Great Boxers - ‘Smokin' Joe Frazier
Joe Frazier was a country boy, the son of a South Carolina sharecropper. It was by accident that Frazier became a boxer. He became one of America's greatest amateur heavyweights when he began fighting competitively shortly after joining a gym to get into shape.
His first defeat was in the 1964 Olympic trials to Buster Mathis. However, in Tokyo's summer games, Frazier replaced Mathis because of an injury to the hand. Frazier returned with a gold medal.
With the help of Yank Durham, Frazier turned pro in 1965. He had 11 victories in a row until September 1966 when he fought Oscar Bonavena. He won in the 10th round even though he had been knocked down twice in the 1st.
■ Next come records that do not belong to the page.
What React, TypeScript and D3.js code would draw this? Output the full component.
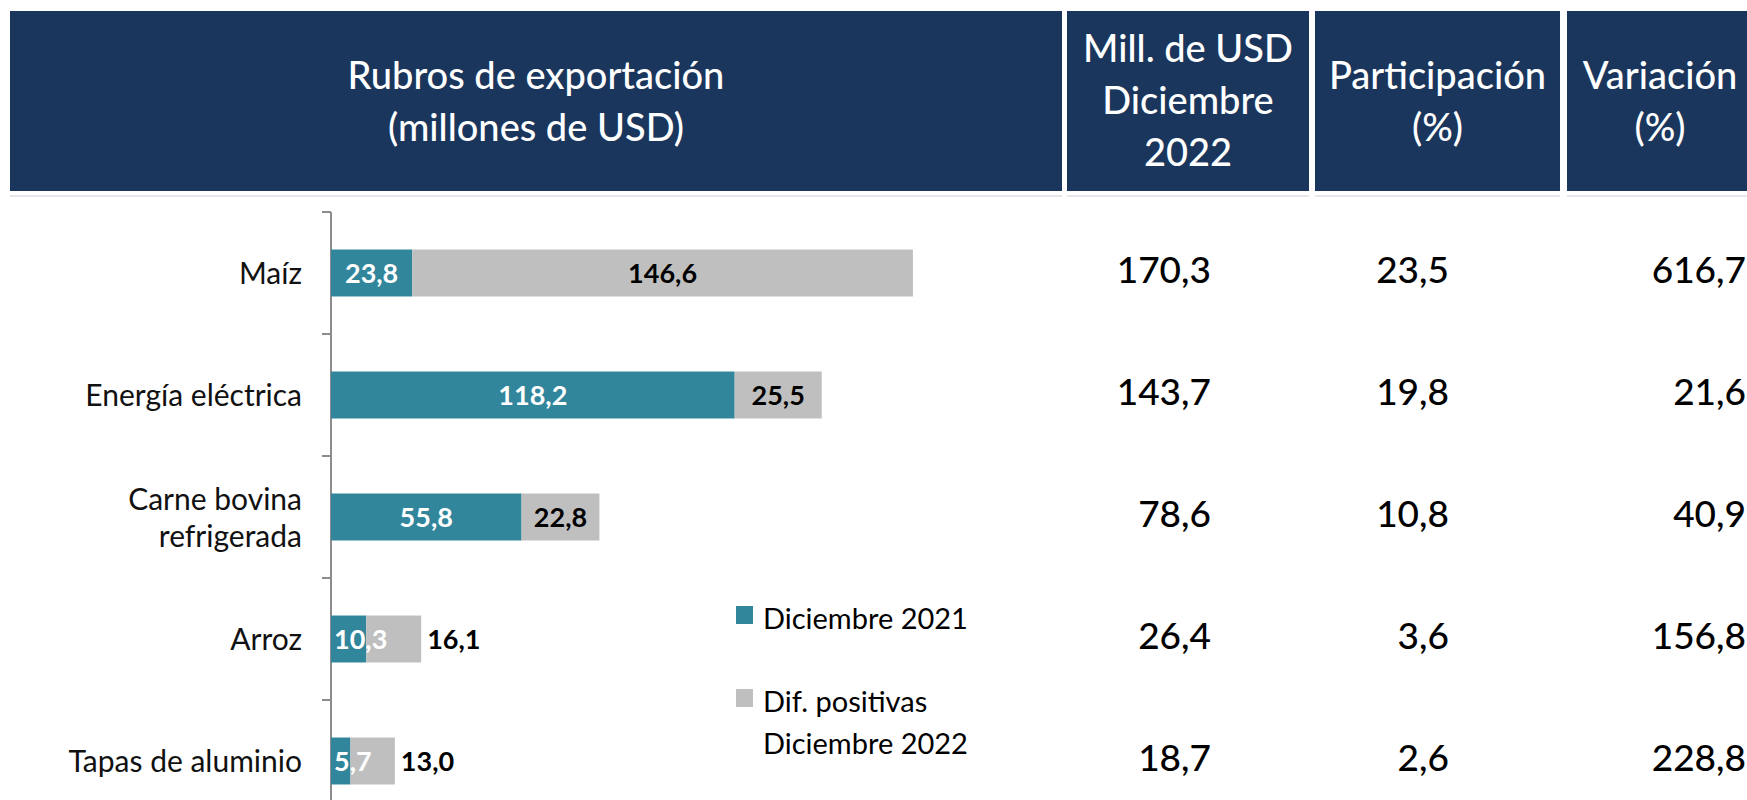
import React, { useEffect, useRef } from 'react';
import * as d3 from 'd3';

// rubros de exportación, diciembre 2022 vs diciembre 2021
const categories = ['Maíz', 'Energía eléctrica', 'Carne bovina refrigerada', 'Arroz', 'Tapas de aluminio'];
const categoryLines = [['Maíz'], ['Energía eléctrica'], ['Carne bovina', 'refrigerada'], ['Arroz'], ['Tapas de aluminio']];
const dic2021 = [23.8, 118.2, 55.8, 10.3, 5.7];
const difPositivas = [146.6, 25.5, 22.8, 16.1, 13.0];
const millUsd2022 = [170.3, 143.7, 78.6, 26.4, 18.7];
const participacion = [23.5, 19.8, 10.8, 3.6, 2.6];
const variacion = [616.7, 21.6, 40.9, 156.8, 228.8];

const headers = [
    { lines: ['Rubros de exportación', '(millones de USD)'], x0: 10, x1: 1062 },
    { lines: ['Mill. de USD', 'Diciembre', '2022'], x0: 1067, x1: 1309 },
    { lines: ['Participación', '(%)'], x0: 1315, x1: 1560 },
    { lines: ['Variación', '(%)'], x0: 1567, x1: 1752, cx: 1660 },
];

const legendItems = [
    { lines: ['Diciembre 2021'], color: '#31869b' },
    { lines: ['Dif. positivas', 'Diciembre 2022'], color: '#bfbfbf' },
];

const NAVY = '#1a365d';
const TEAL = '#31869b';
const GRAY = '#bfbfbf';
const FONT = 'Lato, "Open Sans", sans-serif';

const fmt = (v: number) => d3.format('.1f')(v).replace('.', ',');

const ExportChart = ({ width, height }: { width: number; height: number }) => {
    const ref = useRef<SVGSVGElement | null>(null);

    useEffect(() => {
        const svg = d3.select(ref.current).attr('width', width).attr('height', height);
        svg.selectAll('*').remove();

        // header band
        const head = svg.append('g');
        headers.forEach((h) => {
            head.append('rect')
                .attr('x', h.x0).attr('y', 11)
                .attr('width', h.x1 - h.x0).attr('height', 180)
                .attr('fill', NAVY);
            head.append('rect')
                .attr('x', h.x0).attr('y', 195)
                .attr('width', h.x1 - h.x0).attr('height', 2)
                .attr('fill', '#e6e6ec');
            const cx = h.cx ?? (h.x0 + h.x1) / 2;
            const base = h.lines.length === 3 ? 62 : 89;
            h.lines.forEach((t, i) => {
                head.append('text')
                    .attr('x', cx).attr('y', base + i * 52)
                    .attr('text-anchor', 'middle')
                    .attr('fill', '#fff')
                    .style('font-family', FONT)
                    .style('font-size', '38px')
                    .style('font-weight', 500)
                    .text(t);
            });
        });

        // scales
        const y = d3.scaleBand<string>()
            .domain(categories)
            .range([212, 822])
            .paddingInner(0.615)
            .paddingOuter(0.3075);

        const x = d3.scaleLinear()
            .domain([0, 200])
            .range([331, 331 + 683]);

        // y axis with ticks between categories
        const axis = svg.append('g');
        axis.append('line')
            .attr('x1', x(0)).attr('x2', x(0))
            .attr('y1', 212).attr('y2', 822)
            .attr('stroke', '#8c8c8c').attr('stroke-width', 2);
        const step = y.step();
        d3.range(categories.length + 1).forEach((i) => {
            const ty = 212 + i * step;
            axis.append('line')
                .attr('x1', x(0) - 9).attr('x2', x(0))
                .attr('y1', ty).attr('y2', ty)
                .attr('stroke', '#8c8c8c').attr('stroke-width', 2);
        });

        // category labels
        categories.forEach((c, i) => {
            const cy = (y(c) as number) + y.bandwidth() / 2;
            const lines = categoryLines[i];
            lines.forEach((t, j) => {
                const off = (j - (lines.length - 1) / 2) * 37;
                svg.append('text')
                    .attr('x', 302)
                    .attr('y', cy + off + 11)
                    .attr('text-anchor', 'end')
                    .attr('fill', '#111')
                    .style('font-family', FONT)
                    .style('font-size', '30px')
                    .text(t);
            });
        });

        // stacked bars
        const rows = categories.map((c, i) => ({
            cat: c,
            a: dic2021[i],
            b: difPositivas[i],
        }));

        const bars = svg.append('g');
        rows.forEach((r) => {
            const by = y(r.cat) as number;
            const bh = y.bandwidth();
            const cy = by + bh / 2;
            const segs = [
                { x0: x(0), x1: x(r.a), v: r.a, fill: TEAL, color: '#fff' },
                { x0: x(r.a), x1: x(r.a + r.b), v: r.b, fill: GRAY, color: '#000' },
            ];
            segs.forEach((s) => {
                bars.append('rect')
                    .attr('x', s.x0).attr('y', by)
                    .attr('width', s.x1 - s.x0).attr('height', bh)
                    .attr('fill', s.fill);
            });
            segs.forEach((s, k) => {
                const w = s.x1 - s.x0;
                const t = bars.append('text')
                    .attr('y', cy + 10)
                    .style('font-family', FONT)
                    .style('font-size', '27px')
                    .style('font-weight', 'bold')
                    .text(fmt(s.v));
                if (k === 0 && w < 50) {
                    t.attr('x', s.x0 + 3).attr('text-anchor', 'start').attr('fill', s.color);
                } else if (k === 1 && w < 60) {
                    t.attr('x', s.x1 + 6).attr('text-anchor', 'start').attr('fill', '#000');
                } else {
                    t.attr('x', (s.x0 + s.x1) / 2).attr('text-anchor', 'middle').attr('fill', s.color);
                }
            });
        });

        // table columns
        const cols = [
            { vals: millUsd2022, x: 1211 },
            { vals: participacion, x: 1449 },
            { vals: variacion, x: 1746 },
        ];
        cols.forEach((col) => {
            col.vals.forEach((v, i) => {
                const cy = (y(categories[i]) as number) + y.bandwidth() / 2;
                svg.append('text')
                    .attr('x', col.x)
                    .attr('y', cy + 10)
                    .attr('text-anchor', 'end')
                    .attr('fill', '#000')
                    .style('font-family', FONT)
                    .style('font-size', '37px')
                    .style('font-weight', 500)
                    .text(fmt(v));
            });
        });

        // legend
        const legend = svg.append('g');
        legendItems.forEach((item, i) => {
            const top = i === 0 ? 606 : 689;
            legend.append('rect')
                .attr('x', 736).attr('y', top)
                .attr('width', 17).attr('height', 18)
                .attr('fill', item.color);
            item.lines.forEach((t, j) => {
                legend.append('text')
                    .attr('x', 763)
                    .attr('y', top + 23 + j * 42)
                    .attr('fill', '#000')
                    .style('font-family', FONT)
                    .style('font-size', '29px')
                    .text(t);
            });
        });
    }, [width, height]);

    return <svg ref={ref} style={{ position: 'absolute', left: 0, top: 0, display: 'block' }}></svg>;
};

export default function App() {
    return <ExportChart width={1747} height={800} />;
}
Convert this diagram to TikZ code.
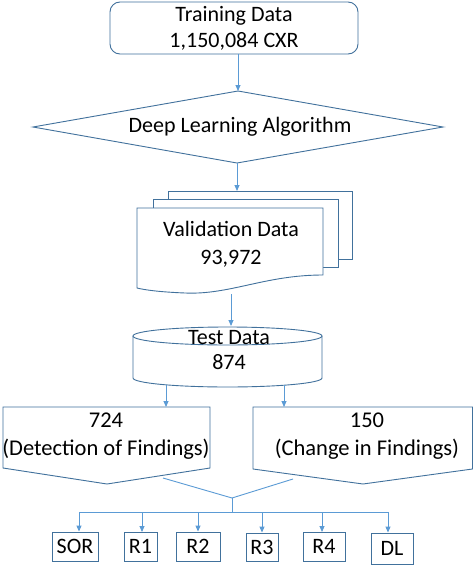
\documentclass[tikz,border=0pt]{standalone}
\usepackage{fontspec}
\setmainfont{Carlito}
\usetikzlibrary{arrows.meta}
\definecolor{edgec}{HTML}{41719C}
\definecolor{connc}{HTML}{5B9BD5}
\begin{document}
\begin{tikzpicture}[x=1pt,y=-1pt,
  shapeline/.style={draw=edgec, line width=0.9pt},
  conn/.style={draw=connc, line width=0.9pt},
  arr/.style={conn, -{Triangle[length=6pt,width=5pt]}},
  lbl/.style={font=\fontsize{22}{26}\selectfont, align=center, inner sep=0pt},
  smallbox/.style={shapeline, font=\fontsize{22}{26}\selectfont, inner sep=0pt, minimum height=29pt}]
\useasboundingbox (0,0) rectangle (474,568);
\fill[white] (0,0) rectangle (474,568);

% Training data
\node[shapeline, rounded corners=10pt, minimum width=248pt, minimum height=52pt, lbl] (train) at (234,28) {Training Data\\1,150,084 CXR};

% Diamond
\coordinate (dtop) at (238,91);
\coordinate (dright) at (443,127);
\coordinate (dbot) at (237,163);
\coordinate (dleft) at (33,127);
\draw[shapeline] (dtop) -- (dright) -- (dbot) -- (dleft) -- cycle;
\node[lbl] (dla) at (240,127) {Deep Learning Algorithm};
\draw[arr] (train.south -| dtop) -- (dtop);

% Validation (multidocument)
\coordinate (valtop) at (237,191);
\draw[shapeline, fill=white] (168,191) rectangle (352,259);
\draw[shapeline, fill=white] (153,199) rectangle (338,267);
\draw[shapeline, fill=white] (137,208) -- (323,208) -- (323,275)
  .. controls (265,275) and (230,295) .. (185,293)
  .. controls (160,292) and (145,290) .. (137,288) -- cycle;
\node[lbl, font=\fontsize{22}{28}\selectfont] (val) at (231,244) {Validation Data\\93,972};
\draw[arr] (dbot) -- (valtop -| dbot);
\coordinate (valbot) at (231,294);

% Test data (cylinder)
\coordinate (testtop) at (231,326);
\draw[shapeline, fill=white] (133,336) -- (133,378) arc[start angle=180, end angle=0, x radius=94.5, y radius=9] -- (322,336);
\draw[shapeline, fill=white] (227.5,336) ellipse [x radius=94.5, y radius=9];
\node[lbl, font=\fontsize{22}{25}\selectfont] (test) at (229,350.5) {Test Data\\874};
\draw[arr] (valbot) -- (testtop);
\coordinate (tl) at (166,385);
\coordinate (tr) at (284,385);

% Pentagons
\draw[shapeline] (3,407) -- (210,407) -- (210,468) -- (107,484) -- (3,468) -- cycle;
\draw[shapeline] (253,407) -- (472.5,407) -- (472.5,469) -- (363,484) -- (253,469) -- cycle;
\node[lbl, font=\fontsize{22.5}{28}\selectfont] (det) at (106,436) {724\\(Detection of Findings)};
\node[lbl, font=\fontsize{22.5}{28}\selectfont] (chg) at (367,436) {150\\(Change in Findings)};
\coordinate (pl) at (166,407);
\coordinate (pr) at (284,407);
\draw[arr] (tl) -- (pl);
\draw[arr] (tr) -- (pr);

% Merge
\coordinate (ml) at (163,478);
\coordinate (mr) at (293,479);
\coordinate (mj) at (232,498);
\coordinate (bus) at (232,512);
\draw[conn] (ml) -- (mj) -- (mr);
\draw[conn] (mj) -- (bus);
\coordinate (busl) at (79,512);
\coordinate (busr) at (388,512);
\draw[conn] (busl) -- (busr);

% Bottom boxes
\node[smallbox, minimum width=46pt] (sor) at (75,546.5) {SOR};
\node[smallbox, minimum width=33pt] (r1) at (140.5,546.5) {R1};
\node[smallbox, minimum width=44pt] (r2) at (198,546.5) {R2};
\node[smallbox, minimum width=32pt, minimum height=28pt] (r3) at (262,547) {R3};
\node[smallbox, minimum width=42pt] (r4) at (324,546.5) {R4};
\node[smallbox, minimum width=42pt, minimum height=31pt] (dl) at (392,548.5) {DL};

\draw[arr] (busl) -- (busl |- sor.north);
\draw[arr] (142,512) -- (142,532);
\draw[arr] (198,512) -- (r2.north);
\draw[arr] (262,512) -- (r3.north);
\draw[arr] (322,512) -- (322,532);
\draw[arr] (busr) -- (busr |- dl.north);
\end{tikzpicture}
\end{document}
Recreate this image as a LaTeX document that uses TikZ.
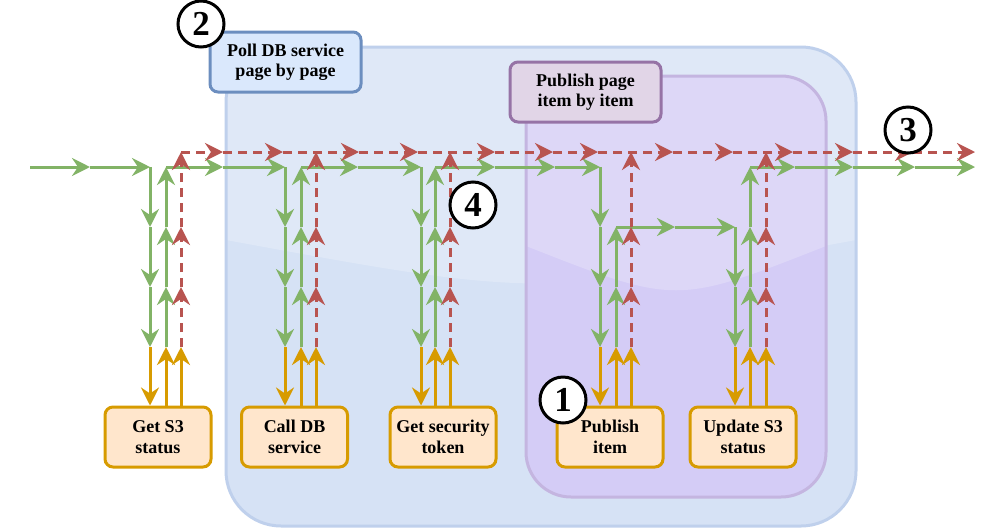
\documentclass[tikz,border=0pt]{standalone}
\usepackage{fontspec}
\setmainfont{Liberation Serif}
\usepackage{tikz}
\usetikzlibrary{arrows.meta}
\definecolor{greenc}{HTML}{82B366}
\definecolor{redc}{HTML}{B85450}
\definecolor{orangec}{HTML}{D79B00}
\definecolor{orangefill}{HTML}{FFE6CC}
\definecolor{pollfill}{HTML}{D6E2F5}
\definecolor{polldraw}{HTML}{BFD0EC}
\definecolor{pubfill}{HTML}{D4CCF6}
\definecolor{pubdraw}{HTML}{C4B5E0}
\definecolor{polllabelfill}{HTML}{DAE8FC}
\definecolor{polllabeldraw}{HTML}{6C8EBF}
\definecolor{publabelfill}{HTML}{E1D5E7}
\definecolor{publabeldraw}{HTML}{9673A6}
\tikzset{
  arrowhead/.style={-{Stealth[length=18pt,width=18pt,inset=6pt]}},
  gline/.style={greenc,line width=3pt,arrowhead},
  rline/.style={redc,line width=3pt,dash pattern=on 9pt off 6pt,arrowhead},
  oline/.style={orangec,line width=3pt,arrowhead},
  boxtext/.style={align=center,inner sep=0pt,font=\bfseries\fontsize{18}{20.5}\selectfont},
  taskbox/.style={boxtext,draw=orangec,fill=orangefill,line width=3pt,rounded corners=8pt,
    minimum width=106pt,minimum height=60pt},
  labelbox/.style={boxtext,line width=3pt,rounded corners=8pt,minimum width=151pt,minimum height=60pt},
  stepnum/.style={circle,draw,fill=white,line width=3pt,minimum size=46pt,inner sep=0pt,
    font=\bfseries\fontsize{35}{35}\selectfont},
}
\begin{document}
\begin{tikzpicture}[x=1pt,y=-1pt]
\useasboundingbox (0,0) rectangle (990,528);
% containers
\fill[pollfill,rounded corners=55pt] (226,47) rectangle (856,526);
\begin{scope}
\clip[rounded corners=55pt] (226,47) rectangle (856,526);
\fill[white,fill opacity=0.22] (226,47) -- (226,240) .. controls (541,298) .. (856,240) -- (856,47) -- cycle;
\end{scope}
\draw[polldraw,line width=3pt,rounded corners=55pt] (226,47) rectangle (856,526);
\fill[pubfill,rounded corners=45pt] (526,76) rectangle (826,497);
\begin{scope}
\clip[rounded corners=45pt] (526,76) rectangle (826,497);
\fill[white,fill opacity=0.22] (526,76) -- (526,246) .. controls (676,305) .. (826,246) -- (826,76) -- cycle;
\end{scope}
\draw[pubdraw,line width=3pt,rounded corners=45pt] (526,76) rectangle (826,497);
\node[labelbox,draw=polllabeldraw,fill=polllabelfill] (poll) at (285.5,62) {Poll DB service\\page by page};
\node[labelbox,draw=publabeldraw,fill=publabelfill] (pub) at (585.5,92) {Publish page\\item by item};

% tasks
\node[taskbox] (s3get) at (158,437) {Get S3\\status};
\node[taskbox] (dbcall) at (294.5,437) {Call DB\\service};
\node[taskbox] (token) at (443,437) {Get security\\token};
\node[taskbox] (publish) at (610,437) {Publish\\item};
\node[taskbox] (s3upd) at (743,437) {Update S3\\status};

% column points: d = down, u = up, r = return
\foreach \n/\xd/\xu/\xr in {1/150/166/181,2/285/301/316,3/421/435/450,4/600/616/631,5/735/750/766}{
  \foreach \k in {0,...,3}{
    \coordinate (d\n-\k) at (\xd,167+60*\k);
    \coordinate (u\n-\k) at (\xu,167+60*\k);
    \coordinate (r\n-\k) at (\xr,167+60*\k);
  }
  \coordinate (r\n-0) at (\xr,152);
}
\coordinate (in) at (30,167);
\foreach \x/\nm in {90/ga,223/gb,358/gc,495/gd,555/ge,795/gf,853/gg,915/gh,975/gi}
  \coordinate (\nm) at (\x,167);
\coordinate (gm) at (675,227);
\foreach \x/\nm in {223/ra,283/rb,359/rc,418/rd,495/re,553/rf,598/rg,673/rh,733/ri,793/rj,853/rk,913/rl,975/rm}
  \coordinate (\nm) at (\x,152);

% green flow
\foreach \a/\b in {in/ga,ga/d1-0,u1-0/gb,gb/d2-0,u2-0/gc,gc/d3-0,u3-0/gd,gd/ge,ge/d4-0,
    u4-1/gm,gm/d5-1,u5-0/gf,gf/gg,gg/gh,gh/gi}
  \draw[gline] (\a) -- (\b);
\foreach \n/\s in {1/0,2/0,3/0,4/0,5/1}
  \foreach \k in {\s,...,2}{
    \pgfmathtruncatemacro\kk{\k+1}
    \draw[gline] (d\n-\k) -- (d\n-\kk);
  }
\foreach \n/\f in {1/1,2/1,3/1,4/2,5/1}
  \foreach \k in {3,...,\f}{
    \pgfmathtruncatemacro\kk{\k-1}
    \draw[gline] (u\n-\k) -- (u\n-\kk);
  }

% red flow
\foreach \a/\b in {r1-0/ra,ra/rb,rb/rc,rc/rd,rd/re,re/rf,rf/rg,rg/rh,rh/ri,ri/rj,rj/rk,rk/rl,rl/rm}
  \draw[rline] (\a) -- (\b);
\foreach \n in {1,...,5}
  \foreach \k in {3,2,1}{
    \pgfmathtruncatemacro\kk{\k-1}
    \draw[rline] (r\n-\k) -- (r\n-\kk);
  }

% calls to tasks
\foreach \n/\b in {1/s3get,2/dbcall,3/token,4/publish,5/s3upd}{
  \draw[oline] (d\n-3) -- (d\n-3 |- \b.north);
  \draw[oline] (u\n-3 |- \b.north) -- (u\n-3);
  \draw[oline] (r\n-3 |- \b.north) -- (r\n-3);
}

% step numbers
\node[stepnum] (one) at (563,400) {1};
\node[stepnum] (two) at (201,24) {2};
\node[stepnum] (three) at (908,130) {3};
\node[stepnum] (four) at (473,205) {4};
\end{tikzpicture}
\end{document}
Shortly after his victory over Bonavena, he knocked out opponents such as George Chuvalo in the 4th round and Doug Jones in the 5th.
At 5'11" and weighing 205lbs in his prime, Frazier was described as having the best left hook since Dempsey. He was a devastating body puncher, never giving his opponent time to breathe.
After Frazier defeated his earlier nemesis Buster Mathis in the 11th round, former champion Muhammad Ali was granted a license to fight again. Shortly after, the demand for a showdown between Frazier and the former undefeated champion grew. With each fighter being paid $2.5 million, the fight was the most anticipated since the Louis-Conn rematch in 1946. On March 8, 1971, Frazier delivered one of the most famous left hooks in boxing history, dropping the former heavyweight champion in the 15th round.
Before beating Ali, Frazier wasn't really considered a champion by many. The 1971 Ali fight was the first title fight between two undefeated boxers. Frazier became the first man to beat Ali. He had however received less press coverage as champion than Ali as challenger. It was billed "The Fight Of The Century." Although he was the undisputed champion, Frazier didn't fight for the rest of the year.
Although much of Smokin' Joe's fame was based mainly on his three great battles with Ali, many agree that Frazier could certainly have given any heavyweight champion a run for their money.
Joe Frazier retired in 1976 after a crushing defeat by George Foreman on January 22, 1973 in Kingston, Jamaica. The fight was stopped in the 2nd round after Foreman dropped Frazier six times.His record stood at 32 wins, 4 losses, 1 draw and 27 knockouts. He was considered a gentleman, who always received a standing ovation when introduced before a fight.